++++ WORKING DATA
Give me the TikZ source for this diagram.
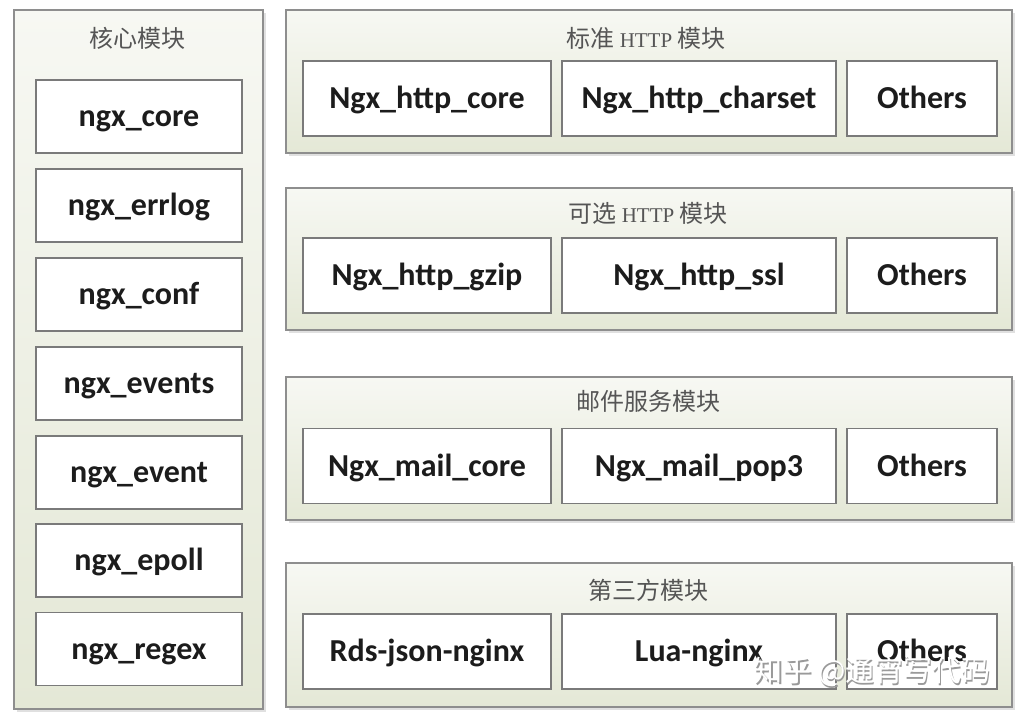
\documentclass[tikz,border=0pt]{standalone}
\usepackage{fontspec}
\setmainfont{Carlito}
\newfontfamily\cjk{Noto Sans CJK SC}
\newfontfamily\narrowlat{Liberation Serif}
\definecolor{panelline}{HTML}{8E8E8E}
\definecolor{panelbot}{HTML}{E4E8D6}
\definecolor{paneltop}{HTML}{F7F8F3}
\definecolor{boxline}{HTML}{7A7A7A}
\definecolor{titlegray}{HTML}{555555}
\definecolor{boxtext}{HTML}{1C1C1C}
\definecolor{wmline}{HTML}{9A9A9A}
\begin{document}
\begin{tikzpicture}[x=1pt,y=-1pt,
  panel/.style={draw=panelline, line width=2pt, top color=paneltop, bottom color=panelbot},
  modbox/.style={draw=boxline, line width=1.8pt, fill=white, inner sep=0pt,
     font=\fontsize{32}{38}\selectfont\bfseries, text=boxtext,
     text height=26pt, text depth=6pt},
  lbox/.style={modbox, minimum width=206pt, minimum height=73pt},
  rbox/.style={modbox, minimum height=75pt},
  ptitle/.style={font=\fontsize{24}{28}\selectfont\cjk, text=titlegray, inner sep=0pt}
]
\useasboundingbox (0,0) rectangle (1020,715);
\fill[white] (0,0) rectangle (1020,715);

% shadows
\fill[black!12] (17,13) rectangle (266,712);
\foreach \a/\b in {10/153,188/330,377/520,563/707}{
  \fill[black!12] (289,\a+3) rectangle (1015,\b+3);
}

% left panel
\draw[panel] (14,10) rectangle (263,709);
\node[ptitle] (tcore) at (137,38) {核心模块};
\node[lbox] (core)   at (139,116.5) {ngx\_core};
\node[lbox] (errlog) at (139,205.5) {ngx\_errlog};
\node[lbox] (conf)   at (139,294.5) {ngx\_conf};
\node[lbox] (events) at (139,383.5) {ngx\_events};
\node[lbox] (event)  at (139,472.5) {ngx\_event};
\node[lbox] (epoll)  at (139,560.5) {ngx\_epoll};
\node[lbox] (regex)  at (139,649)   {ngx\_regex};

% right panels
\draw[panel] (286,10) rectangle (1012,153);
\draw[panel] (286,188) rectangle (1012,330);
\draw[panel] (286,377) rectangle (1012,520);
\draw[panel] (286,563) rectangle (1012,707);

\node[ptitle] (tstd) at (646,38) {标准 {\narrowlat\fontsize{21}{24}\selectfont HTTP} 模块};
\node[rbox, minimum width=248pt] (hcore) at (427,98.5) {Ngx\_http\_core};
\node[rbox, minimum width=274pt] (hcharset) at (699,98.5) {Ngx\_http\_charset};
\node[rbox, minimum width=150pt] (hothers) at (922,98.5) {Others};

\node[ptitle] (topt) at (648,213) {可选 {\narrowlat\fontsize{21}{24}\selectfont HTTP} 模块};
\node[rbox, minimum width=248pt] (gzip) at (427,275.5) {Ngx\_http\_gzip};
\node[rbox, minimum width=274pt] (ssl) at (699,275.5) {Ngx\_http\_ssl};
\node[rbox, minimum width=150pt] (oothers) at (922,275.5) {Others};

\node[ptitle] (tmail) at (648,401) {邮件服务模块};
\node[rbox, minimum width=248pt] (mcore) at (427,466) {Ngx\_mail\_core};
\node[rbox, minimum width=274pt] (pop3) at (699,466) {Ngx\_mail\_pop3};
\node[rbox, minimum width=150pt] (mothers) at (922,466) {Others};

\node[ptitle] (tthird) at (648,590) {第三方模块};
\node[rbox, minimum width=248pt] (rds) at (427,651.5) {Rds-json-nginx};
\node[rbox, minimum width=274pt] (lua) at (699,651.5) {Lua-nginx};
\node[rbox, minimum width=150pt] (tothers) at (922,651.5) {Others};

% watermark
\node[font=\fontsize{29}{32}\selectfont\cjk, text=wmline, inner sep=0pt] (wmshadow) at (873.5,673.5) {知乎 @通宵写代码};
\node[font=\fontsize{29}{32}\selectfont\cjk, text=white, inner sep=0pt] (wm) at (872,672) {知乎 @通宵写代码};
\end{tikzpicture}
\end{document}
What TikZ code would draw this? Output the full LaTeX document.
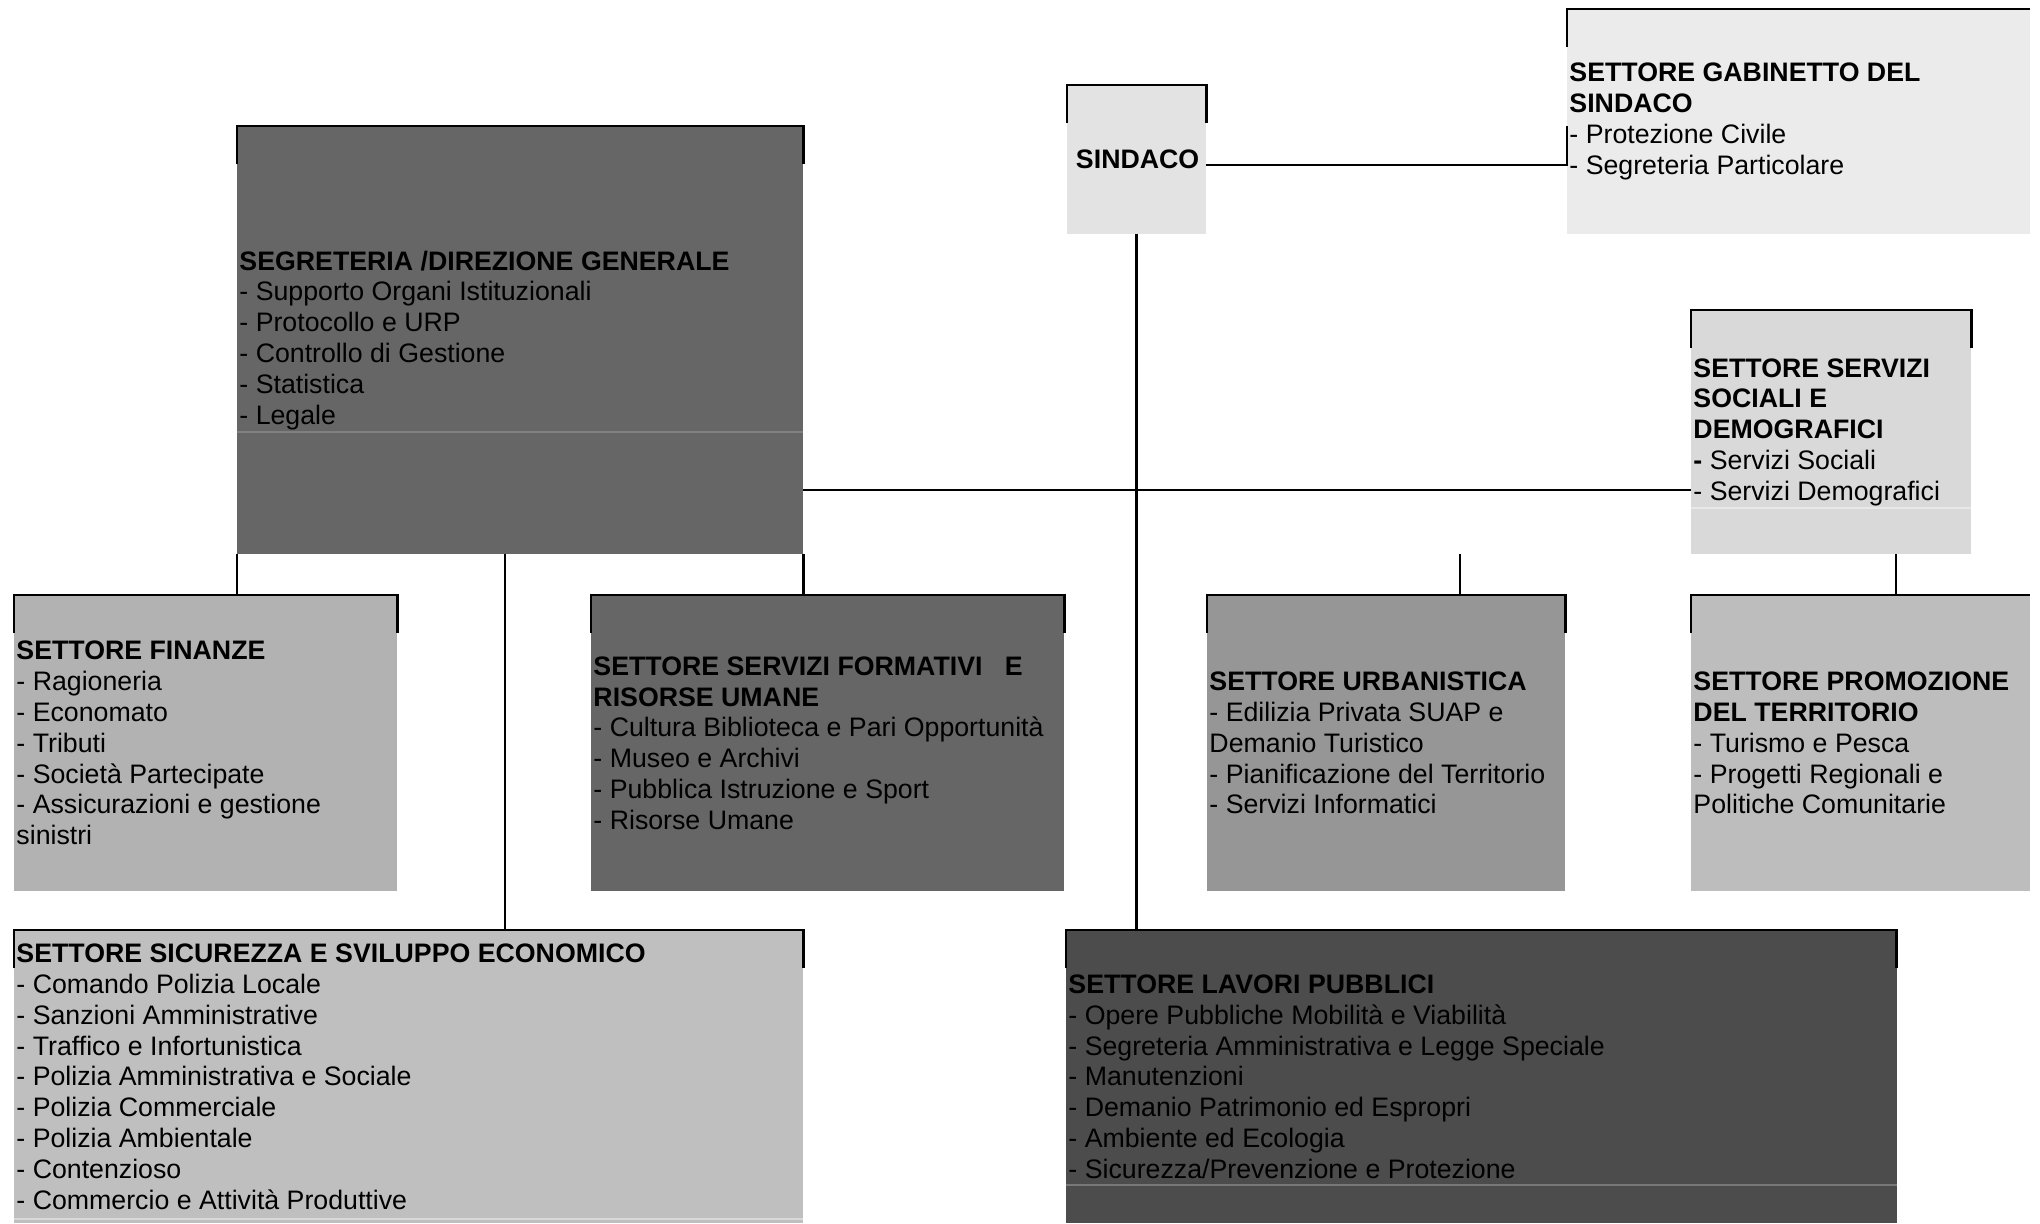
\documentclass[tikz,border=0pt]{standalone}
\usepackage{fontspec}
\setmainfont{Liberation Sans}
\usepackage{tikz}

\begin{document}
\begin{tikzpicture}[x=0.01cm,y=-0.01cm,thick,
  box/.style={anchor=north west,inner sep=0pt,outer sep=0pt},
  txt/.style={anchor=west,align=left,inner sep=0pt,xshift=0.3pt,
    font=\fontsize{7.6}{8.76}\selectfont},
  cell/.style={line width=0.4pt}]
\useasboundingbox (0,0) rectangle (2040,1223);

% caselle
\node[box,fill=black!8,minimum width=4.63cm,minimum height=2.25cm]  (gab)  at (1567,9)   {};
\node[box,fill=black!11,minimum width=1.39cm,minimum height=1.49cm] (sind) at (1067,85)  {};
\node[box,fill=black!60,minimum width=5.66cm,minimum height=4.28cm] (segr) at (237,126)  {};
\node[box,fill=black!15,minimum width=2.80cm,minimum height=2.44cm] (soc)  at (1691,310) {};
\node[box,fill=black!30,minimum width=3.83cm,minimum height=2.96cm] (fin)  at (14,595)   {};
\node[box,fill=black!60,minimum width=4.73cm,minimum height=2.96cm] (form) at (591,595)  {};
\node[box,fill=black!41,minimum width=3.58cm,minimum height=2.96cm] (urb)  at (1207,595) {};
\node[box,fill=black!26,minimum width=3.39cm,minimum height=2.96cm] (prom) at (1691,595) {};
\node[box,fill=black!25,minimum width=7.89cm,minimum height=2.93cm] (sic)  at (14,930)   {};
\node[box,fill=black!70,minimum width=8.30cm,minimum height=2.93cm] (lav)  at (1066,930) {};

% righe sottili delle celle
\draw[cell,black!50] (segr.west |- 0,432) -- (segr.east |- 0,432);
\draw[cell,black!9]  (soc.west |- 0,508) -- (soc.east |- 0,508);
\draw[cell,black!15] (sic.west |- 0,1219) -- (sic.east |- 0,1219);
\draw[cell,black!53] (lav.west |- 0,1185) -- (lav.east |- 0,1185);

% bordi superiori
\foreach \b in {sind,segr,soc,fin,form,urb,sic,lav}
  \draw ([yshift=-0.38cm]\b.north west) |- (\b.north east) -- ++(0,38);
\foreach \b in {gab,prom}
  \draw ([yshift=-0.38cm]\b.north west) |- (\b.north east);

% testi
\node[txt] (gab-t) at (gab.west) {\textbf{SETTORE GABINETTO DEL}\\\textbf{SINDACO}\\- Protezione Civile\\- Segreteria Particolare};
\node[txt,anchor=center,xshift=0pt] (sind-t) at (sind.center) {\textbf{SINDACO}};
\node[txt] (segr-t) at (segr.west) {\textbf{SEGRETERIA /DIREZIONE GENERALE}\\- Supporto Organi Istituzionali\\- Protocollo e URP\\- Controllo di Gestione\\- Statistica\\- Legale};
\node[txt] (soc-t) at (soc.west) {\textbf{SETTORE SERVIZI}\\\textbf{SOCIALI E}\\\textbf{DEMOGRAFICI}\\\textbf{-} Servizi Sociali\\- Servizi Demografici};
\node[txt] (fin-t) at (fin.west) {\textbf{SETTORE FINANZE}\\- Ragioneria\\- Economato\\- Tributi\\- Società Partecipate\\- Assicurazioni e gestione\\sinistri};
\node[txt] (form-t) at (form.west) {\textbf{SETTORE SERVIZI FORMATIVI\ \ \ E}\\\textbf{RISORSE UMANE}\\- Cultura Biblioteca e Pari Opportunità\\- Museo e Archivi\\- Pubblica Istruzione e Sport\\- Risorse Umane};
\node[txt] (urb-t) at (urb.west) {\textbf{SETTORE URBANISTICA}\\- Edilizia Privata SUAP e\\Demanio Turistico\\- Pianificazione del Territorio\\- Servizi Informatici};
\node[txt] (prom-t) at (prom.west) {\textbf{SETTORE PROMOZIONE}\\\textbf{DEL TERRITORIO}\\- Turismo e Pesca\\- Progetti Regionali e\\Politiche Comunitarie};
\node[txt] (sic-t) at (sic.west) {\textbf{SETTORE SICUREZZA E SVILUPPO ECONOMICO}\\- Comando Polizia Locale\\- Sanzioni Amministrative\\- Traffico e Infortunistica\\- Polizia Amministrativa e Sociale\\- Polizia Commerciale\\- Polizia Ambientale\\- Contenzioso\\- Commercio e Attività Produttive};
\node[txt] (lav-t) at (lav.west) {\textbf{SETTORE LAVORI PUBBLICI}\\- Opere Pubbliche Mobilità e Viabilità\\- Segreteria Amministrativa e Legge Speciale\\- Manutenzioni\\- Demanio Patrimonio ed Espropri\\- Ambiente ed Ecologia\\- Sicurezza/Prevenzione e Protezione};

% collegamenti
\draw (sind.east |- 0,165) -| (gab.west |- 0,126);
\draw (sind.south) -- (sind.south |- lav.north);
\draw (segr.east |- 0,490) -- (soc.west |- 0,490);
\draw (segr.south west) -- (segr.south west |- fin.north);
\draw (segr.south east) -- (segr.south east |- form.north);
\draw (segr.south -| 505,0) -- (sic.north -| 505,0);
\draw (segr.south -| 1460,0) -- (urb.north -| 1460,0);
\draw (soc.south -| 1896,0) -- (prom.north -| 1896,0);
\end{tikzpicture}
\end{document}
++++++++
**PROBLEM REQUIREMENTS**
Among the entries above, locate the line with "What TikZ code" and the line with "west) |- (\b.north east);". Give those two lines and all lines between them again, exactly, leaving out the pictures.

**TASK OUTPUT**
What TikZ code would draw this? Output the full LaTeX document.
\documentclass[tikz,border=0pt]{standalone}
\usepackage{fontspec}
\setmainfont{Liberation Sans}
\usepackage{tikz}

\begin{document}
\begin{tikzpicture}[x=0.01cm,y=-0.01cm,thick,
  box/.style={anchor=north west,inner sep=0pt,outer sep=0pt},
  txt/.style={anchor=west,align=left,inner sep=0pt,xshift=0.3pt,
    font=\fontsize{7.6}{8.76}\selectfont},
  cell/.style={line width=0.4pt}]
\useasboundingbox (0,0) rectangle (2040,1223);

% caselle
\node[box,fill=black!8,minimum width=4.63cm,minimum height=2.25cm]  (gab)  at (1567,9)   {};
\node[box,fill=black!11,minimum width=1.39cm,minimum height=1.49cm] (sind) at (1067,85)  {};
\node[box,fill=black!60,minimum width=5.66cm,minimum height=4.28cm] (segr) at (237,126)  {};
\node[box,fill=black!15,minimum width=2.80cm,minimum height=2.44cm] (soc)  at (1691,310) {};
\node[box,fill=black!30,minimum width=3.83cm,minimum height=2.96cm] (fin)  at (14,595)   {};
\node[box,fill=black!60,minimum width=4.73cm,minimum height=2.96cm] (form) at (591,595)  {};
\node[box,fill=black!41,minimum width=3.58cm,minimum height=2.96cm] (urb)  at (1207,595) {};
\node[box,fill=black!26,minimum width=3.39cm,minimum height=2.96cm] (prom) at (1691,595) {};
\node[box,fill=black!25,minimum width=7.89cm,minimum height=2.93cm] (sic)  at (14,930)   {};
\node[box,fill=black!70,minimum width=8.30cm,minimum height=2.93cm] (lav)  at (1066,930) {};

% righe sottili delle celle
\draw[cell,black!50] (segr.west |- 0,432) -- (segr.east |- 0,432);
\draw[cell,black!9]  (soc.west |- 0,508) -- (soc.east |- 0,508);
\draw[cell,black!15] (sic.west |- 0,1219) -- (sic.east |- 0,1219);
\draw[cell,black!53] (lav.west |- 0,1185) -- (lav.east |- 0,1185);

% bordi superiori
\foreach \b in {sind,segr,soc,fin,form,urb,sic,lav}
  \draw ([yshift=-0.38cm]\b.north west) |- (\b.north east) -- ++(0,38);
\foreach \b in {gab,prom}
  \draw ([yshift=-0.38cm]\b.north west) |- (\b.north east);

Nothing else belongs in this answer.